SHORT PROBLEM
Can you transcribe every line exactly and leave the pictures behind?
* * *
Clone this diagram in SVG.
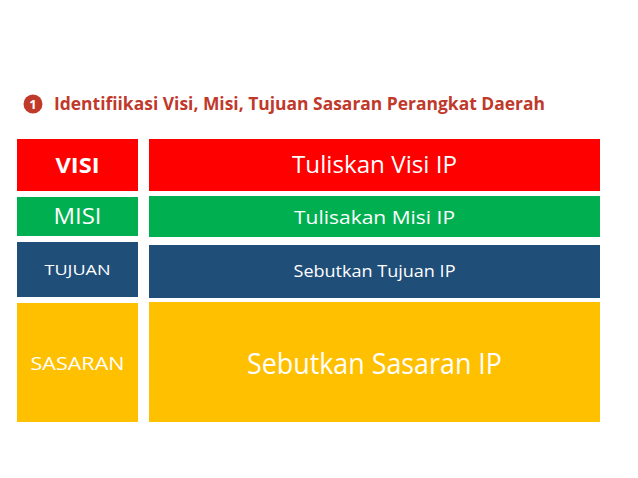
<svg xmlns="http://www.w3.org/2000/svg" width="638" height="478" viewBox="0 0 638 478">
<style>
text{font-family:"Open Sans","Liberation Sans",sans-serif;fill:#fff;text-anchor:middle}
.t{fill:#C0392B;font-weight:bold;text-anchor:start;font-size:17px}
.red{fill:#FF0000}.green{fill:#00B050}.blue{fill:#1F4E79}.yellow{fill:#FFC000}
</style>
<rect width="638" height="478" fill="#fff"/>
<g id="title">
<circle cx="33" cy="104" r="9.5" fill="#C0392B"/>
<text x="33" y="109" style="font-size:13px;font-weight:bold">1</text>
<text class="t" x="54" y="110" textLength="491" lengthAdjust="spacingAndGlyphs">Identifiikasi Visi, Misi, Tujuan Sasaran Perangkat Daerah</text>
</g>
<g id="visi-label"><rect class="red" x="17" y="139" width="121" height="52"/><text x="77.5" y="173" style="font-size:22px;font-weight:bold" textLength="44" lengthAdjust="spacingAndGlyphs">VISI</text></g>
<g id="visi-value"><rect class="red" x="149" y="139" width="451" height="52"/><text x="374.5" y="173" style="font-size:23px" textLength="165" lengthAdjust="spacingAndGlyphs">Tuliskan Visi IP</text></g>
<g id="misi-label"><rect class="green" x="17" y="197" width="121" height="39"/><text x="77.5" y="224" style="font-size:22px" textLength="48" lengthAdjust="spacingAndGlyphs">MISI</text></g>
<g id="misi-value"><rect class="green" x="149" y="196" width="451" height="41"/><text x="374.5" y="224" style="font-size:19px" textLength="161" lengthAdjust="spacingAndGlyphs">Tulisakan Misi IP</text></g>
<g id="tujuan-label"><rect class="blue" x="17" y="242" width="121" height="55"/><text x="77.5" y="275" style="font-size:15px" textLength="66" lengthAdjust="spacingAndGlyphs">TUJUAN</text></g>
<g id="tujuan-value"><rect class="blue" x="149" y="245" width="451" height="53"/><text x="374.5" y="277" style="font-size:16px" textLength="162" lengthAdjust="spacingAndGlyphs">Sebutkan Tujuan IP</text></g>
<g id="sasaran-label"><rect class="yellow" x="17" y="303" width="121" height="119"/><text x="77.5" y="370" style="font-size:18px" textLength="94" lengthAdjust="spacingAndGlyphs">SASARAN</text></g>
<g id="sasaran-value"><rect class="yellow" x="149" y="302" width="451" height="120"/><text x="374.5" y="374" style="font-size:29px" textLength="255" lengthAdjust="spacingAndGlyphs">Sebutkan Sasaran IP</text></g>
</svg>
* * *
THE ANSWER
Clone this diagram in SVG.
<svg xmlns="http://www.w3.org/2000/svg" width="638" height="478" viewBox="0 0 638 478">
<style>
text{font-family:"Open Sans","Liberation Sans",sans-serif;fill:#fff;text-anchor:middle}
.t{fill:#C0392B;font-weight:bold;text-anchor:start;font-size:17px}
.red{fill:#FF0000}.green{fill:#00B050}.blue{fill:#1F4E79}.yellow{fill:#FFC000}
</style>
<rect width="638" height="478" fill="#fff"/>
<g id="title">
<circle cx="33" cy="104" r="9.5" fill="#C0392B"/>
<text x="33" y="109" style="font-size:13px;font-weight:bold">1</text>
<text class="t" x="54" y="110" textLength="491" lengthAdjust="spacingAndGlyphs">Identifiikasi Visi, Misi, Tujuan Sasaran Perangkat Daerah</text>
</g>
<g id="visi-label"><rect class="red" x="17" y="139" width="121" height="52"/><text x="77.5" y="173" style="font-size:22px;font-weight:bold" textLength="44" lengthAdjust="spacingAndGlyphs">VISI</text></g>
<g id="visi-value"><rect class="red" x="149" y="139" width="451" height="52"/><text x="374.5" y="173" style="font-size:23px" textLength="165" lengthAdjust="spacingAndGlyphs">Tuliskan Visi IP</text></g>
<g id="misi-label"><rect class="green" x="17" y="197" width="121" height="39"/><text x="77.5" y="224" style="font-size:22px" textLength="48" lengthAdjust="spacingAndGlyphs">MISI</text></g>
<g id="misi-value"><rect class="green" x="149" y="196" width="451" height="41"/><text x="374.5" y="224" style="font-size:19px" textLength="161" lengthAdjust="spacingAndGlyphs">Tulisakan Misi IP</text></g>
<g id="tujuan-label"><rect class="blue" x="17" y="242" width="121" height="55"/><text x="77.5" y="275" style="font-size:15px" textLength="66" lengthAdjust="spacingAndGlyphs">TUJUAN</text></g>
<g id="tujuan-value"><rect class="blue" x="149" y="245" width="451" height="53"/><text x="374.5" y="277" style="font-size:16px" textLength="162" lengthAdjust="spacingAndGlyphs">Sebutkan Tujuan IP</text></g>
<g id="sasaran-label"><rect class="yellow" x="17" y="303" width="121" height="119"/><text x="77.5" y="370" style="font-size:18px" textLength="94" lengthAdjust="spacingAndGlyphs">SASARAN</text></g>
<g id="sasaran-value"><rect class="yellow" x="149" y="302" width="451" height="120"/><text x="374.5" y="374" style="font-size:29px" textLength="255" lengthAdjust="spacingAndGlyphs">Sebutkan Sasaran IP</text></g>
</svg>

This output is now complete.